Question

With respect to a fixed origin $$O$$, the lines $$l_{1}$$ and $$l_{2}$$ are given by the equations $$l_{1}:r=\begin{pmatrix} 3\\ -2\\ 4\end{pmatrix} +\lambda \begin{pmatrix} 2\\ 1\\ -1\end{pmatrix} l_{2}:r=\begin{pmatrix} 1\\ 12\\ 8\end{pmatrix} +\mu \begin{pmatrix} 1\\ -2\\ -1\end{pmatrix} $$ where $$\lambda$$ and $$\mu$$ are scalar parameters. The point $$B$$ has position vector $$\begin{pmatrix} 5\\\ -1\\3\end{pmatrix} $$ Show that $$B$$ lies on $$l_{1}$$.

Answer

**step1** Understanding the problem

The problem asks us to demonstrate that a specific point, B, with position vector $$\begin{pmatrix} 5\\ -1\\ 3\end{pmatrix}$$, lies on a given line, $$l_1$$. The line $$l_1$$ is defined by the vector equation $$l_{1}:r=\begin{pmatrix} 3\\ -2\\ 4\end{pmatrix} +\lambda \begin{pmatrix} 2\\ 1\\ -1\end{pmatrix}$$. For point B to lie on line $$l_1$$, its position vector must be expressible in the form of the line's equation for a single, consistent scalar value of $$\lambda$$.

**step2** Setting up the vector equation

To determine if point B is on line $$l_1$$, we equate the position vector of B with the general form of a point on $$l_1$$. This forms a vector equation:
$$\begin{pmatrix} 5\\ -1\\ 3\end{pmatrix} = \begin{pmatrix} 3\\ -2\\ 4\end{pmatrix} + \lambda \begin{pmatrix} 2\\ 1\\ -1\end{pmatrix} $$
We will decompose these vectors into their individual components to check for consistency.
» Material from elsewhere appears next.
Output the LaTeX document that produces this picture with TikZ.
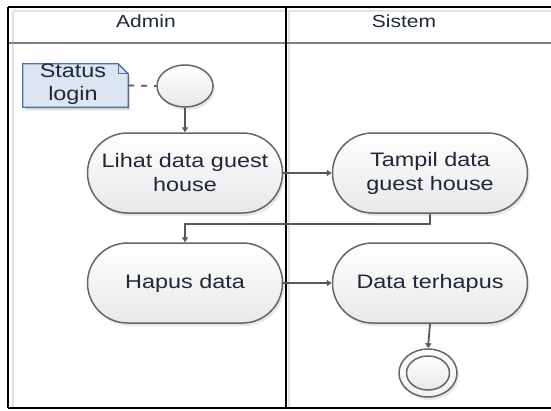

**step3** Formulating component equations

We can separate the single vector equation into three scalar equations, one for each coordinate (x, y, and z). This allows us to analyze each dimension independently:
For the x-coordinate: $$5 = 3 + 2\lambda$$
For the y-coordinate: $$-1 = -2 + \lambda$$
For the z-coordinate: $$3 = 4 - \lambda$$

**step4** Solving for the scalar parameter $$\lambda$$ from each equation

Now, we solve each of these three independent equations to find the value of $$\lambda$$:
From the x-coordinate equation ($$5 = 3 + 2\lambda$$):
Subtract 3 from both sides: $$5 - 3 = 2\lambda$$
This simplifies to: $$2 = 2\lambda$$
Divide by 2: $$\lambda = \frac{2}{2}$$
So, $$\lambda = 1$$
From the y-coordinate equation ($$-1 = -2 + \lambda$$):
Add 2 to both sides: $$-1 + 2 = \lambda$$
This simplifies to: $$1 = \lambda$$
So, $$\lambda = 1$$
From the z-coordinate equation ($$3 = 4 - \lambda$$):
Subtract 4 from both sides: $$3 - 4 = -\lambda$$
This simplifies to: $$-1 = -\lambda$$
Multiply by -1: $$\lambda = 1$$

**step5** Concluding whether B lies on $$l_1$$

Upon solving each component equation, we find that the value of $$\lambda$$ is consistently 1 across all three coordinates. Since a single, unique value of $$\lambda$$ (which is 1) satisfies all components of the vector equation, it confirms that the position vector of point B lies on line $$l_1$$. Therefore, point B lies on $$l_1$$.